When Alex “Admiral” Collier struck up a conversation about film scores with Josh Smoak during high school band class at Charleston County School of the Arts, neither had any idea how far-reaching it would be. The pair went on to study film scoring and production at Berklee College of Music in Boston, then returned to Charleston to start their own business in 2006. Today, they are the sole operators of Sunday Entertainment, producing original music for film, television, and advertising clients including Quiksilver, TOMS, and Google.    

Intermixed with computers and recording equipment in their Broad Street office are myriad new and vintage instruments. Both men are skilled on keyboard and trumpet‚ with Collier touring internationally as keyboardist for indie band The Weeks.

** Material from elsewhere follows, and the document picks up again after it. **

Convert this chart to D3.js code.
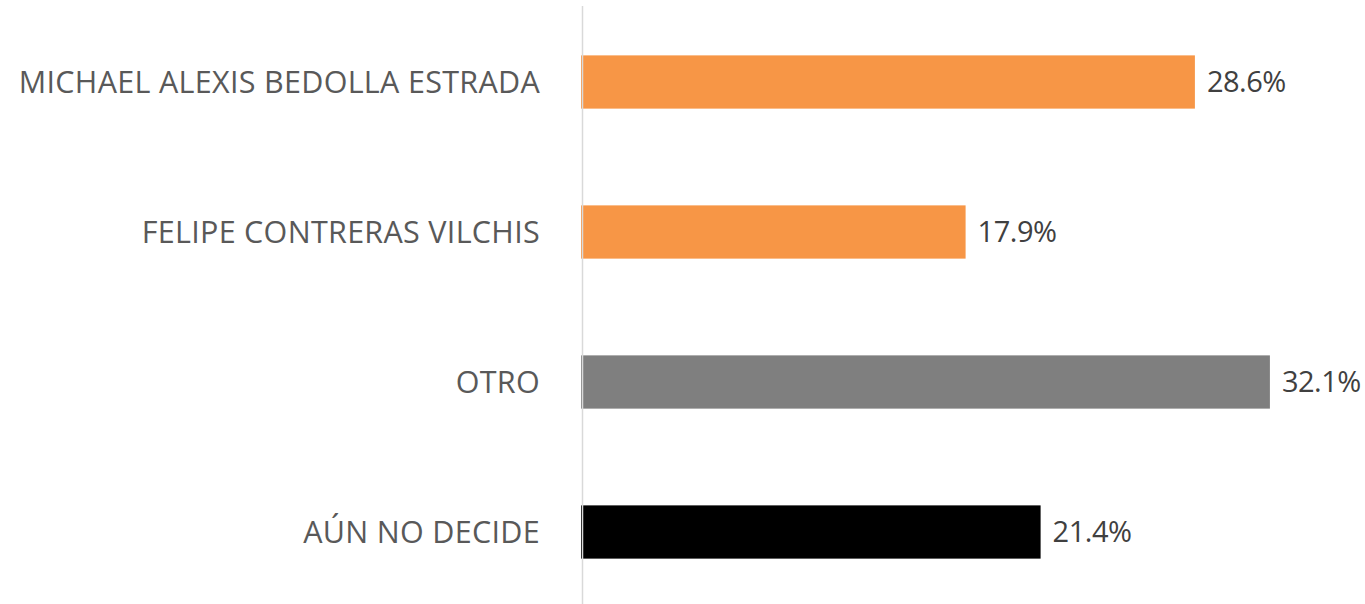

Projects come in at various stages, from complete videos to rough storyboards and scripts. “It all starts with a conversation about what the director or producer envisions,” says Collier. Then the two compose and record, working on revisions and approvals before submitting the completed score.

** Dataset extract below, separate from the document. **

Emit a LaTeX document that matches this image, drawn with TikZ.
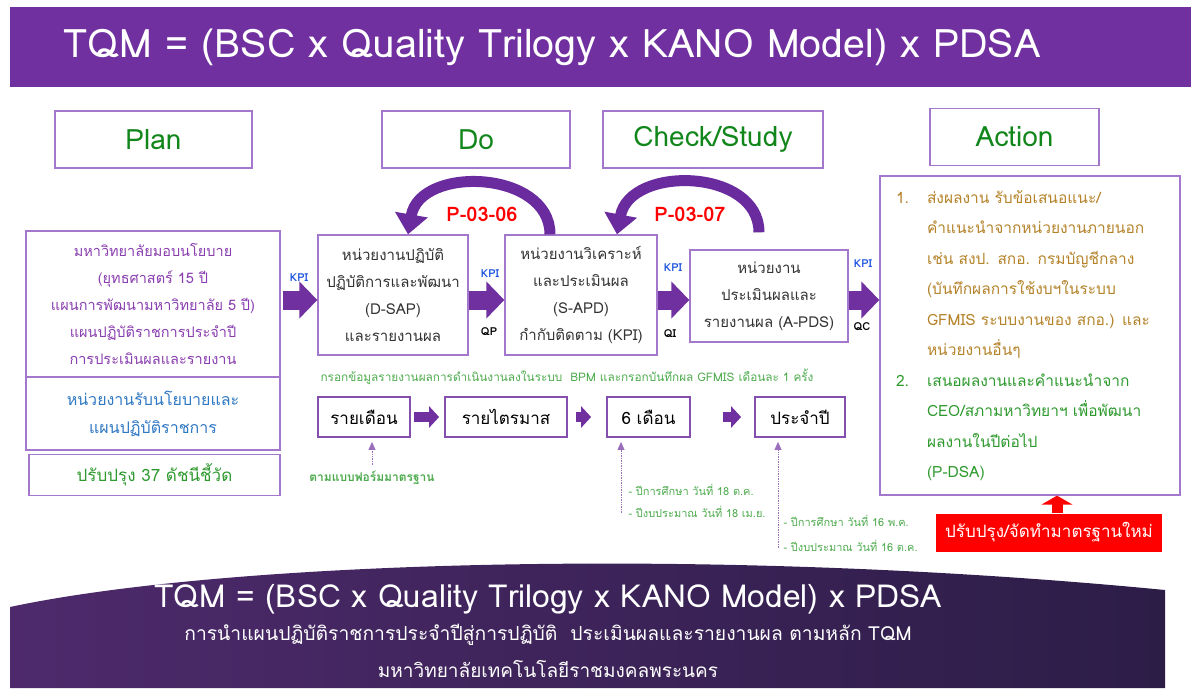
\documentclass[tikz,border=0pt]{standalone}
\usepackage{fontspec}
\setmainfont[Script=Thai]{Loma}
\usetikzlibrary{positioning,arrows.meta}

\definecolor{tqmpurple}{HTML}{7030A0}
\definecolor{boxline}{HTML}{A378CC}
\definecolor{headgreen}{HTML}{11861A}
\definecolor{plantext}{HTML}{8A3FB0}
\definecolor{unitblue}{HTML}{2F78C4}
\definecolor{darktext}{HTML}{333333}
\definecolor{kpiblue}{HTML}{1F55E0}
\definecolor{actbrown}{HTML}{B5832A}
\definecolor{actgreen}{HTML}{2E9A2E}
\definecolor{notegreen}{HTML}{4DAA4D}
\definecolor{arccol}{HTML}{6A2B9E}
\definecolor{bannerleft}{HTML}{4E2A6C}
\definecolor{bannermid}{HTML}{6E2D66}
\definecolor{bannerright}{HTML}{2C1D47}

\begin{document}
\begin{tikzpicture}[x=1pt,y=1pt,on grid,
  box/.style={draw=boxline,line width=1.3pt,fill=white,inner sep=0pt,align=center},
  phase/.style={box,minimum height=57pt,text=headgreen,font=\fontsize{28}{30}\selectfont},
  unit/.style={box,text=darktext,font=\fontsize{15}{27}\selectfont},
  period/.style={box,draw=tqmpurple!85,line width=1.8pt,minimum height=40pt,font=\fontsize{17}{20}\selectfont},
  fat/.style={draw=tqmpurple,line width=19pt,-{Triangle[length=18pt,width=36pt]}},
  small/.style={draw=tqmpurple,line width=10pt,-{Triangle[length=10pt,width=21pt]}},
  backarc/.style={draw=arccol,line width=11pt,-{Triangle[length=20pt,width=32pt]}},
  dotup/.style={draw=tqmpurple!70,densely dotted,line width=0.7pt,-{Triangle[length=8pt,width=7pt]}},
  redup/.style={draw=red,line width=11pt,-{Triangle[length=9pt,width=31pt]}},
  kpi/.style={text=kpiblue,font=\bfseries\fontsize{11}{12}\selectfont},
  qlabel/.style={font=\bfseries\fontsize{11}{12}\selectfont},
  pcode/.style={text=red,font=\bfseries\fontsize{20}{22}\selectfont},
  datenote/.style={anchor=west,text=notegreen,font=\fontsize{11}{12}\selectfont}
]
\useasboundingbox (0,0) rectangle (1191,-688);

% title bar
\fill[tqmpurple] (10,-7) rectangle (1191,-87);
\node[anchor=west,text=white,font=\fontsize{39.3}{41}\selectfont] (title) at (60,-47)
  {TQM = (BSC x Quality Trilogy x KANO Model) x PDSA};

% PDSA headings
\node[phase,minimum width=197pt] (plan) at (153.5,-139.5) {Plan};
\node[phase,minimum width=188pt] (do) at (476,-139.5) {Do};
\node[phase,minimum width=220pt] (check) at (713,-139.5) {Check/Study};
\node[phase,minimum width=169pt] (action) at (1014.5,-137) {Action};

% plan column
\node[box,minimum width=254pt,minimum height=146pt,text=plantext,font=\fontsize{14.5}{27}\selectfont] (policy) at (153,-304)
  {มหาวิทยาลัยมอบนโยบาย\\(ยุทธศาสตร์ 15 ปี\\แผนการพัฒนามหาวิทยาลัย 5 ปี)\\แผนปฏิบัติราชการประจำปี\\การประเมินผลและรายงาน};
\node[box,minimum width=254pt,minimum height=73pt,text=unitblue,font=\fontsize{16}{28}\selectfont] (receive) at (153,-413.5)
  {หน่วยงานรับนโยบายและ\\แผนปฏิบัติราชการ};
\node[box,minimum width=251pt,minimum height=41pt,text=actgreen,font=\fontsize{17}{20}\selectfont] (kpi37) at (154.5,-475)
  {ปรับปรุง 37 ดัชนีชี้วัด};

% do / check units
\node[unit,minimum width=150pt,minimum height=120pt] (dsap) at (393,-295)
  {หน่วยงานปฏิบัติ\\ปฏิบัติการและพัฒนา\\(D-SAP)\\และรายงานผล};
\node[unit,minimum width=152pt,minimum height=120pt] (sapd) at (581,-295)
  {หน่วยงานวิเคราะห์\\และประเมินผล\\(S-APD)\\กำกับติดตาม (KPI)};
\node[unit,minimum width=158pt,minimum height=92pt] (apds) at (769,-296)
  {หน่วยงาน\\ประเมินผลและ\\รายงานผล (A-PDS)};

% action
\node[box,minimum width=300pt,minimum height=319pt,text width=268pt,align=left,font=\fontsize{15.5}{30.5}\selectfont] (act) at (1030,-335.5)
  {\color{actbrown}\makebox[31pt][l]{1.}ส่งผลงาน รับข้อเสนอแนะ/\\
   \hspace*{31pt}คำแนะนำจากหน่วยงานภายนอก\\
   \hspace*{31pt}เช่น สงป. สกอ. กรมบัญชีกลาง\\
   \hspace*{31pt}(บันทึกผลการใช้งบฯในระบบ\\
   \hspace*{31pt}GFMIS ระบบงานของ สกอ.) และ\\
   \hspace*{31pt}หน่วยงานอื่นๆ\\
   \color{actgreen}\makebox[31pt][l]{2.}เสนอผลงานและคำแนะนำจาก\\
   \hspace*{31pt}CEO/สภามหาวิทยาฯ เพื่อพัฒนา\\
   \hspace*{31pt}ผลงานในปีต่อไป\\
   \hspace*{31pt}(P-DSA)};

% main flow
\draw[fat] ([xshift=2pt,yshift=4pt]policy.east) -- ([yshift=4pt]policy.east -| dsap.west);
\draw[fat] ([yshift=-5pt]dsap.east) -- ([yshift=-5pt]sapd.west);
\draw[fat] ([yshift=-5pt]sapd.east) -- ([yshift=-5pt]sapd.east -| apds.west);
\draw[fat] ([yshift=-4pt]apds.east) -- ([yshift=-4pt]apds.east -| act.west);
\node[kpi] (k1) at (299,-278) {KPI};
\node[kpi] (k2) at (490,-274) {KPI};
\node[qlabel] (qp) at (489,-332) {QP};
\node[kpi] (k3) at (673,-268) {KPI};
\node[qlabel] (qi) at (670,-334) {QI};
\node[kpi] (k4) at (863,-264) {KPI};
\node[qlabel] (qc) at (862,-327) {QC};

% feedback loops
\draw[backarc] ([xshift=-31pt]sapd.north) .. controls (550,-170) and (420,-165) .. ([xshift=15pt]dsap.north);
\draw[backarc] ([xshift=-10pt,yshift=17pt]apds.north) .. controls (759,-168) and (630,-165) .. ([xshift=36pt]sapd.north);
\node[pcode] (p06) at (482,-214) {P-03-06};
\node[pcode] (p07) at (690,-214) {P-03-07};

% reporting periods
\node[text=notegreen,font=\fontsize{11.8}{14}\selectfont] (bpm) at (567,-377)
  {กรอกข้อมูลรายงานผลการดำเนินงานลงในระบบ~~BPM และกรอกบันทึกผล GFMIS เดือนละ 1 ครั้ง};
\node[period,minimum width=92pt] (monthly) at (364,-417) {รายเดือน};
\node[period,minimum width=122pt,right=142pt of monthly] (quarter) {รายไตรมาส};
\node[period,minimum width=83pt,right=142.5pt of quarter] (half) {6 เดือน};
\node[period,minimum width=90pt,right=151.5pt of half] (yearly) {ประจำปี};
\draw[small,shorten <=3pt,shorten >=5pt] (monthly) -- (quarter);
\draw[small,shorten <=8pt,shorten >=15pt] (quarter) -- (half);
\draw[small,shorten <=32pt,shorten >=13pt] (half) -- (yearly);

% notes under periods
\coordinate (n1) at (372,-465);
\coordinate (n2) at (621,-513);
\coordinate (n3) at (778,-548);
\draw[dotup] (n1) -- ([yshift=-4pt]n1 |- monthly.south);
\draw[dotup] (n2) -- ([yshift=-4pt]n2 |- half.south);
\draw[dotup] (n3) -- ([yshift=-4pt]n3 |- yearly.south);
\node[text=notegreen,font=\bfseries\fontsize{12}{14}\selectfont] (form) at (372,-478) {ตามแบบฟอร์มมาตรฐาน};
\node[datenote] (d1) at (625,-490) {- ปีการศึกษา วันที่ 18 ต.ค.};
\node[datenote] (d2) at (625,-512) {- ปีงบประมาณ วันที่ 18 เม.ย.};
\node[datenote] (d3) at (780,-521) {- ปีการศึกษา วันที่ 16 พ.ค.};
\node[datenote] (d4) at (780,-546) {- ปีงบประมาณ วันที่ 16 ต.ค.};

% new standard callout
\node[fill=red,text=white,minimum width=226pt,minimum height=38pt,inner sep=0pt,font=\fontsize{17}{20}\selectfont] (renew) at (1049,-532.5)
  {ปรับปรุง/จัดทำมาตรฐานใหม่};
\draw[redup] ([xshift=8pt]renew.north) -- ([xshift=8pt]renew.north |- act.south);

% bottom banner
\shade[left color=bannerleft,middle color=bannermid,right color=bannerright]
  (10,-607) .. controls (220,-562) and (700,-545) .. (1165,-590) -- (1165,-688) -- (10,-688) -- cycle;
\node[text=white,font=\fontsize{31.7}{33}\selectfont] (subtitle) at (548,-599)
  {TQM = (BSC x Quality Trilogy x KANO Model) x PDSA};
\node[text=white,font=\fontsize{19.3}{21}\selectfont] (aim) at (548,-635)
  {การนำแผนปฏิบัติราชการประจำปีสู่การปฏิบัติ~~ประเมินผลและรายงานผล ตามหลัก TQM};
\node[text=white,font=\fontsize{19}{21}\selectfont] (univ) at (548,-669)
  {มหาวิทยาลัยเทคโนโลยีราชมงคลพระนคร};
\end{tikzpicture}
\end{document}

Sunday Entertainment’s musical aesthetic, explains Smoak, makes the most of the latest technology, but “with vintage, Hollywood-studio-style orchestras in mind.”

Sound Bites
Get the inside scoop on two of the composers’ stand-out jobs

Quiksilver: “This commercial was one of our first projects that had the sound we wanted to be known for,” says Smoak. “Alex borrowed a set of some 36 handbells that he laid out all over the office. He did the entire 60-second recording by running back and forth between the bells and computer, recording over and over again.”

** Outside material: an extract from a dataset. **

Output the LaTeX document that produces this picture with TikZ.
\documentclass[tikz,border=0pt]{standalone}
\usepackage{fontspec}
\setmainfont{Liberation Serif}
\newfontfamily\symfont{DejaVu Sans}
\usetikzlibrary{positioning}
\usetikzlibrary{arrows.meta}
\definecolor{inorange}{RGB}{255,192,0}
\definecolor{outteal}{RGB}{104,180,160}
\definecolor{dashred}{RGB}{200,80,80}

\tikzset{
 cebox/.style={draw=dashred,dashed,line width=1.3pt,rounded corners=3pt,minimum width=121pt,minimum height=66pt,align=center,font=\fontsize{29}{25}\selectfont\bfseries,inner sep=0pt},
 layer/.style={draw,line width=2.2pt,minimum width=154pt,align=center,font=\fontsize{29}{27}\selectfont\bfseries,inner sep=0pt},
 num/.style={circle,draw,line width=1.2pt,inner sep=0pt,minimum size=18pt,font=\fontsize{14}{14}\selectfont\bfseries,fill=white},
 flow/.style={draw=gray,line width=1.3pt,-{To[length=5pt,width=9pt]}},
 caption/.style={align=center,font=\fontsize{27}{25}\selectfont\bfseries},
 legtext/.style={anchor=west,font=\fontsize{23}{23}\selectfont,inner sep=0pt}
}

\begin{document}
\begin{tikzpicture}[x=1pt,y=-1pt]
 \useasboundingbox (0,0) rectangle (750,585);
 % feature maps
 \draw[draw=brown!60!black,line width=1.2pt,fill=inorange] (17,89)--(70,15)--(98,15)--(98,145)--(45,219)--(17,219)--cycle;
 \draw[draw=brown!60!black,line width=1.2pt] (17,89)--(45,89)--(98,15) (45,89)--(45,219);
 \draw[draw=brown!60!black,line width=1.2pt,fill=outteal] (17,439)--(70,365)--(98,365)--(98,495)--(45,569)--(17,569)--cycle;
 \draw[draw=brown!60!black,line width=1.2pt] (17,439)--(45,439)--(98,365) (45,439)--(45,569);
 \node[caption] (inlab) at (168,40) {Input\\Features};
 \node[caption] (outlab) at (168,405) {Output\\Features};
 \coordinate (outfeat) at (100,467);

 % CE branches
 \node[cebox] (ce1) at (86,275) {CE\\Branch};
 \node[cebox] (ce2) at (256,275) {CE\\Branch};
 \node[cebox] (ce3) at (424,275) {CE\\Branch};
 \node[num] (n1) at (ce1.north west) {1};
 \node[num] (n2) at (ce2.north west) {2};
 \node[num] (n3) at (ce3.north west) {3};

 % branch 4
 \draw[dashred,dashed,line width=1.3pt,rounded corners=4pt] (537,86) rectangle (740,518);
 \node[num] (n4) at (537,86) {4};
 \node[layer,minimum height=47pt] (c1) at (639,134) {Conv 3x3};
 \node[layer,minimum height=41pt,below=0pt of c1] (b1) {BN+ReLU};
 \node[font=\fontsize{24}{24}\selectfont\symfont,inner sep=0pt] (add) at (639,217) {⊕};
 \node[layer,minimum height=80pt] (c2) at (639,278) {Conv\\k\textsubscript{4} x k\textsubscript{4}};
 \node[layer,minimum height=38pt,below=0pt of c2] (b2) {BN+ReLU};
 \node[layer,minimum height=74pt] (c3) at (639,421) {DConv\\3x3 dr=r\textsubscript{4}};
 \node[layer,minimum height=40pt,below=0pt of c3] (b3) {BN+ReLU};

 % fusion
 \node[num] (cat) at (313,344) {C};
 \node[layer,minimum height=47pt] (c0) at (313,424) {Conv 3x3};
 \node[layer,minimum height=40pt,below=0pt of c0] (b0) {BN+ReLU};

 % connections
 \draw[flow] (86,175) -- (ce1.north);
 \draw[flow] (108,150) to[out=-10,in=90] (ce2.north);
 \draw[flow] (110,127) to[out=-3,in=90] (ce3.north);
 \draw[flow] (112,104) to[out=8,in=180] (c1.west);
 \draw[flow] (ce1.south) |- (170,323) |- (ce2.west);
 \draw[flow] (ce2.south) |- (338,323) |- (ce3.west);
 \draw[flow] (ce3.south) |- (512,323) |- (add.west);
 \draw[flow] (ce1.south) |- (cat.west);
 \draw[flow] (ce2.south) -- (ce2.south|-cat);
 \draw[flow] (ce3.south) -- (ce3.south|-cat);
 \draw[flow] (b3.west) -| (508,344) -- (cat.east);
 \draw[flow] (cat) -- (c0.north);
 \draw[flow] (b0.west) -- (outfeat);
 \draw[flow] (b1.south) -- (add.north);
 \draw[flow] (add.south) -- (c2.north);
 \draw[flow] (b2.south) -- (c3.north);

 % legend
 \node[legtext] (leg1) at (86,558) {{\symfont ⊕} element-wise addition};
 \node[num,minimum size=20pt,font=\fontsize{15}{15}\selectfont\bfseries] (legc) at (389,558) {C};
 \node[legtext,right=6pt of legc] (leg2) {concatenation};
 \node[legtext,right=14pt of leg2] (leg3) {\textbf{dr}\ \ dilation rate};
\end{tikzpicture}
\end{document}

Popular Science: “For the four-video America's Road to Energy Independence series, we created a template based on a 60-piece orchestra setup and replaced each instrument with really cool vintage-sounding electronic instruments,” explains Smoak. “This allowed us to write in a traditional style and create multiple cues that sound alike, so when we piece them together at the end, they create one giant, awesome-sounding piece.”